Join me for Part Two of my interview with Liz Wallace and Hana Schank, co-authors of The Ambition Interviews published in The Atlantic. Liz and Hana talk further about the lessons learned from studying nearly 40 of their classmates' career trajectories, including the choices women make at different life stages and the importance of playing the long game in your career.

"[We hope] women can look at it as I started out as a high achiever, right now I'm scaling back, I might even opt out for a bit. You have the option to move across all three categories. You don't have to lock yourself in. It's really interesting the number of people we have met since this came out who have said 'I'm all three of these.' I think it's really important for women to know that that's an option...life is long and your career is going to take many different forms.
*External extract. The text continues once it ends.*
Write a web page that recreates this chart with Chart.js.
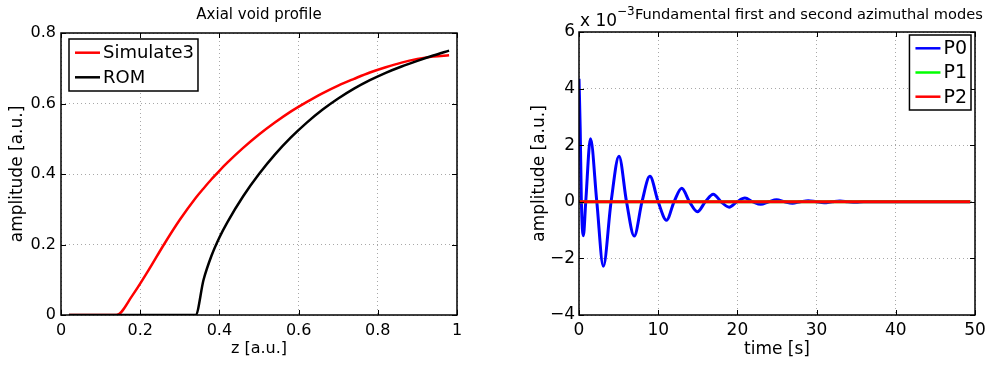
<!DOCTYPE html>
<html>
<head>
<meta charset="utf-8">
<script src="https://cdn.jsdelivr.net/npm/chart.js@4.4.1/dist/chart.umd.min.js"></script>
<style>
  html, body { margin: 0; padding: 0; background: #fff; }
  #wrap { display: flex; width: 992px; height: 365px; }
  canvas { display: block; }
</style>
</head>
<body>
<div id="wrap">
  <canvas id="voidChart" width="496" height="365"></canvas>
  <canvas id="modeChart" width="496" height="365"></canvas>
</div>
<script>
// left panel: axial void profile
const zPos      = [0.02, 0.06, 0.10, 0.14, 0.18, 0.22, 0.26, 0.30, 0.34, 0.36, 0.38, 0.40, 0.42, 0.46, 0.50, 0.54, 0.58, 0.62, 0.66, 0.70, 0.74, 0.78, 0.82, 0.86, 0.90, 0.94, 0.98];
const simulate3 = [0, 0, 0, 0, 0.055, 0.125, 0.200, 0.270, 0.332, 0.359, 0.385, 0.409, 0.432, 0.474, 0.512, 0.546, 0.577, 0.604, 0.629, 0.651, 0.670, 0.688, 0.703, 0.716, 0.726, 0.733, 0.737];
const rom       = [0, 0, 0, 0, 0, 0, 0, 0, 0, 0.100, 0.168, 0.220, 0.263, 0.337, 0.400, 0.455, 0.503, 0.545, 0.582, 0.614, 0.642, 0.666, 0.687, 0.705, 0.721, 0.736, 0.750];
const zTicks    = [0, 0.2, 0.4, 0.6, 0.8, 1];
const voidTicks = [0, 0.2, 0.4, 0.6, 0.8];

// right panel: azimuthal modes (amplitude in units of 1e-3)
const timeP0 = [0, 0.15, 0.3, 0.55, 0.85, 1.45, 2.25, 3.07, 4.05, 5.05, 6.0, 6.97, 7.95, 8.95, 10.0, 11.05, 12.0, 12.97, 13.95, 14.95, 15.95, 16.95, 17.95, 18.96, 19.95, 20.95, 21.95, 22.95, 23.95, 24.95, 25.95, 26.95, 27.95, 28.95, 29.95, 30.95, 31.95, 32.95, 33.95, 34.95, 35.95, 40, 45, 49.4];
const p0     = [4.35, 2.6, 0, -1.2, 0, 2.23, 0, -2.28, 0, 1.61, 0, -1.21, 0, 0.9, 0, -0.65, 0, 0.48, 0, -0.35, 0, 0.27, 0, -0.19, 0, 0.13, 0, -0.09, 0, 0.07, 0, -0.05, 0, 0.04, 0, -0.03, 0, 0.025, 0, -0.02, 0, 0, 0, 0];
const timeP12 = [0, 49.4];
const p1 = [0, 0];
const p2 = [0, 0];
const timeTicks = [0, 10, 20, 30, 40, 50];
const modeTicks = [-4, -2, 0, 2, 4, 6];

const FONT = '"DejaVu Sans", sans-serif';

const pts = (xs, ys) => xs.map((x, i) => ({ x: x, y: ys[i] }));

// box round the plot area plus inward tick marks, matlab style
const framePlugin = {
  id: 'frame',
  afterDatasetsDraw(chart) {
    const { ctx, chartArea: a, scales: { x, y } } = chart;
    ctx.save();
    ctx.strokeStyle = '#000';
    ctx.lineWidth = 1;
    ctx.beginPath();
    x.ticks.forEach(t => {
      const px = Math.round(x.getPixelForValue(t.value)) + 0.5;
      ctx.moveTo(px, a.bottom); ctx.lineTo(px, a.bottom - 5);
      ctx.moveTo(px, a.top); ctx.lineTo(px, a.top + 5);
    });
    y.ticks.forEach(t => {
      const py = Math.round(y.getPixelForValue(t.value)) + 0.5;
      ctx.moveTo(a.left, py); ctx.lineTo(a.left + 5, py);
      ctx.moveTo(a.right, py); ctx.lineTo(a.right - 5, py);
    });
    ctx.stroke();
    ctx.lineWidth = 1.5;
    ctx.strokeRect(a.left, a.top, a.right - a.left, a.bottom - a.top);
    ctx.restore();
  }
};

function drawLegend(chart, o) {
  const ctx = chart.ctx;
  const a = chart.chartArea;
  const items = chart.data.datasets;
  ctx.save();
  ctx.font = o.size + 'px ' + FONT;
  const textW = Math.max(...items.map(d => ctx.measureText(d.label).width));
  const w = 34 + textW + 4;
  const h = 2 * o.first + (items.length - 1) * o.rowH;
  const left = o.right ? a.right - o.dx - w : a.left + o.dx;
  const top = a.top + o.dy;
  ctx.fillStyle = '#fff';
  ctx.fillRect(left, top, w, h);
  ctx.lineWidth = 1.5;
  ctx.strokeStyle = '#000';
  ctx.strokeRect(left, top, w, h);
  items.forEach((d, i) => {
    const cy = top + o.first + i * o.rowH;
    ctx.strokeStyle = d.borderColor;
    ctx.lineWidth = 2.5;
    ctx.beginPath();
    ctx.moveTo(left + 6, cy);
    ctx.lineTo(left + 31, cy);
    ctx.stroke();
    ctx.fillStyle = '#000';
    ctx.textBaseline = 'middle';
    ctx.textAlign = 'left';
    ctx.fillText(d.label, left + 34, cy + 1);
  });
  ctx.restore();
}

function scaleOpts(min, max, ticks, title, o) {
  return {
    type: 'linear',
    min: min,
    max: max,
    afterBuildTicks: axis => { axis.ticks = ticks.map(v => ({ value: v })); },
    afterFit: axis => {
      if (o.width) axis.width = o.width;
      if (o.height) axis.height = o.height;
    },
    grid: { color: '#a8a8a8', lineWidth: 1, drawTicks: false, borderDash: [1, 3] },
    border: { display: false, dash: [1, 3] },
    ticks: {
      color: '#000',
      padding: o.pad,
      maxRotation: 0,
      autoSkip: false,
      font: { family: FONT, size: o.tickSize },
      callback: v => String(v).replace('-', '\u2212')
    },
    title: {
      display: true,
      text: title,
      color: '#000',
      font: { family: FONT, size: o.titleSize },
      padding: o.titlePad
    }
  };
}

new Chart(document.getElementById('voidChart'), {
  type: 'line',
  data: {
    datasets: [
      { label: 'Simulate3', data: pts(zPos, simulate3), borderColor: '#ff0000', borderWidth: 2.5, order: 1 },
      { label: 'ROM', data: pts(zPos, rom), borderColor: '#000000', borderWidth: 2.5, order: 0 }
    ]
  },
  options: {
    responsive: false,
    animation: false,
    layout: { padding: { left: 0, right: 39, top: 33, bottom: 0 } },
    elements: { point: { radius: 0 }, line: { cubicInterpolationMode: 'monotone', fill: false } },
    plugins: { legend: { display: false }, tooltip: { enabled: false } },
    scales: {
      x: scaleOpts(0, 1, zTicks, 'z [a.u.]', { height: 50, pad: 6, tickSize: 16, titleSize: 16, titlePad: { top: 0, bottom: 7 } }),
      y: scaleOpts(0, 0.8, voidTicks, 'amplitude [a.u.]', { width: 61, pad: 5, tickSize: 16, titleSize: 17, titlePad: { top: 7, bottom: 0 } })
    }
  },
  plugins: [framePlugin, {
    id: 'extras',
    afterDraw(chart) {
      const ctx = chart.ctx;
      const a = chart.chartArea;
      ctx.save();
      ctx.fillStyle = '#000';
      ctx.font = '15px ' + FONT;
      ctx.textAlign = 'center';
      ctx.textBaseline = 'alphabetic';
      ctx.fillText('Axial void profile', (a.left + a.right) / 2, 19);
      ctx.restore();
      drawLegend(chart, { size: 18, dx: 8, dy: 6, first: 13.7, rowH: 24.6, right: false });
    }
  }]
});

new Chart(document.getElementById('modeChart'), {
  type: 'line',
  data: {
    datasets: [
      { label: 'P0', data: pts(timeP0, p0), borderColor: '#0000ff', borderWidth: 3, order: 2 },
      { label: 'P1', data: pts(timeP12, p1), borderColor: '#00ff00', borderWidth: 3, order: 1 },
      { label: 'P2', data: pts(timeP12, p2), borderColor: '#ff0000', borderWidth: 3, order: 0 }
    ]
  },
  options: {
    responsive: false,
    animation: false,
    layout: { padding: { left: 0, right: 17, top: 32, bottom: 0 } },
    elements: { point: { radius: 0 }, line: { cubicInterpolationMode: 'monotone', fill: false } },
    plugins: { legend: { display: false }, tooltip: { enabled: false } },
    scales: {
      x: scaleOpts(0, 50, timeTicks, 'time [s]', { height: 50, pad: 5, tickSize: 17, titleSize: 17, titlePad: { top: 0, bottom: 5 } }),
      y: scaleOpts(-4, 6, modeTicks, 'amplitude [a.u.]', { width: 83, pad: 4, tickSize: 17, titleSize: 17, titlePad: { top: 33, bottom: 0 } })
    }
  },
  plugins: [framePlugin, {
    id: 'extras',
    afterDraw(chart) {
      const ctx = chart.ctx;
      ctx.save();
      ctx.fillStyle = '#000';
      ctx.textAlign = 'left';
      ctx.textBaseline = 'alphabetic';
      ctx.font = '17px ' + FONT;
      ctx.fillText('x 10', 84, 26);
      ctx.font = '12px ' + FONT;
      ctx.fillText('\u22123', 121, 15);
      ctx.font = '14.6px ' + FONT;
      ctx.fillText('Fundamental first and second azimuthal modes', 139, 19);
      ctx.restore();
      drawLegend(chart, { size: 19, dx: 4, dy: 3, first: 13.3, rowH: 24.2, right: true });
    }
  }]
});
</script>
</body>
</html>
If you're thinking about it, you can be the architect of where you fall within those three trajectories."

In this episode, we discuss the lack of intersectionality in their work, the future of work for women, the different categories career falls into throughout women's lives, optimism for the next generation, how their work on the Ambition Interviews has affected their careers, their discovery that being a scale-backer is a legitimate career choice, the role of ambition in career, and how having children impacts women's career paths.
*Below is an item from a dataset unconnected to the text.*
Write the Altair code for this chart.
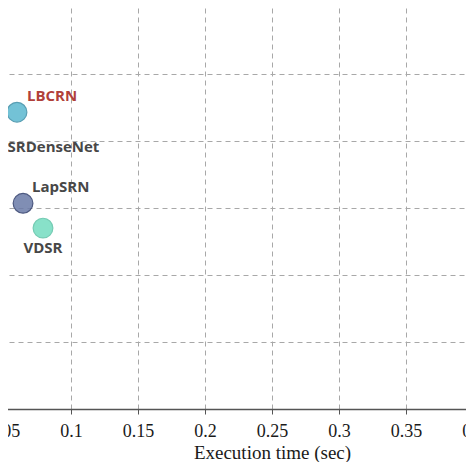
import altair as alt
import pandas as pd

models = ["LBCRN", "SRDenseNet", "LapSRN", "VDSR"]
exec_time = [0.0597, 0.0444, 0.0642, 0.0791]
psnr = [37.443, 37.404, 37.307, 37.270]
fills = ["#5bb8d0", "#f07a7a", "#6b7ba8", "#74dcc0"]
strokes = ["#3c8ea6", "#d25a5a", "#2f3d6b", "#5cc2a6"]

df = pd.DataFrame({"model": models, "time": exec_time, "psnr": psnr,
                   "fill": fills, "stroke": strokes})

x_enc = alt.X("time:Q", title="Execution time (sec)",
              scale=alt.Scale(domain=[0, 0.5], nice=False, zero=False),
              axis=alt.Axis(values=[0, 0.05, 0.1, 0.15, 0.2, 0.25, 0.3, 0.35, 0.4, 0.45, 0.5],
                            format="~g", labelFont="Liberation Serif", labelFontSize=18,
                            labelColor="#1a1a1a", titleFont="Liberation Serif", titleFontSize=19,
                            titleFontWeight="normal", titleColor="#1a1a1a",
                            titleY=49, titleBaseline="alphabetic",
                            domainColor="#555", domainWidth=1.6, tickColor="#555",
                            tickSize=5, labelPadding=8,
                            grid=True, gridDash=[5, 4], gridColor="#a8a8a8", gridWidth=1))
y_enc = alt.Y("psnr:Q", title="PSNR (dB)",
              scale=alt.Scale(domain=[37.0, 37.8], nice=False, zero=False),
              axis=alt.Axis(values=[37.0, 37.1, 37.2, 37.3, 37.4, 37.5, 37.6, 37.7, 37.8],
                            labels=False, ticks=False, domain=False, title=None,
                            grid=True, gridDash=[5, 4], gridColor="#a8a8a8", gridWidth=1))

base = alt.Chart(df)

points = base.mark_circle(size=390, opacity=0.85, strokeWidth=1.2).encode(
    x=x_enc, y=y_enc,
    fill=alt.Fill("fill:N", scale=None),
    stroke=alt.Stroke("stroke:N", scale=None),
)

def label(name, color, align, dx, dy):
    return base.transform_filter(alt.datum.model == name).mark_text(
        align=align, baseline="middle", dx=dx, dy=dy, font="Open Sans",
        fontWeight="bold", fontSize=15, color=color
    ).encode(x="time:Q", y="psnr:Q", text="model:N")

chart = alt.layer(
    points,
    label("LBCRN", "#b0403a", "left", 10, -16),
    label("SRDenseNet", "#474747", "left", 11, 9),
    label("LapSRN", "#474747", "left", 9, -16),
    label("VDSR", "#474747", "center", 0, 20),
).properties(
    width=670, height=536,
    autosize=alt.AutoSizeParams(type="none"),
    padding={"left": -71, "top": -135, "right": -141, "bottom": 53},
).configure_view(stroke=None)

chart.save("out.html", embed_options={"renderer": "svg", "actions": False})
"I do think there's a lot of change because of younger people coming into the work world and because of women not wanting to put up with all the shit we did over the past twenty years of working."

What you'll learn:

  • The group that was studied are all white middle class women.
  • This is not an intersectional study, however it shows that privileged women can’t all succeed then what hope is there for anyone else.
  • Women need to look at their lives and careers as a long game and take in the low-maintenance years as well as the high achieving ones.
  • Women who opt-out are taking a financial risk because their income is through a spouse who could die or leave.
  • Life can be played as a long game where you allow for shifting ambition and toggling across the ambition spectrum.
  • Try to see childcare as an investment in your career.
  • You can exist in all three life trajectory categories; you don’t have to just stick to one.
  • Hana has changed her career since doing this work and has decided to lean in and spend more time out of the house.
  • You can do any job while you love it because you don’t have to do it forever.
  • As the world of work changes and becomes more of a gig economy it should become easier for parents to switch roles as the “lead parent”.
  • The new millennial generation has a different view of what work looks like.
  • Being a scale-backer is a legitimate choice and not a consolation prize; you just change where you channel your ambition.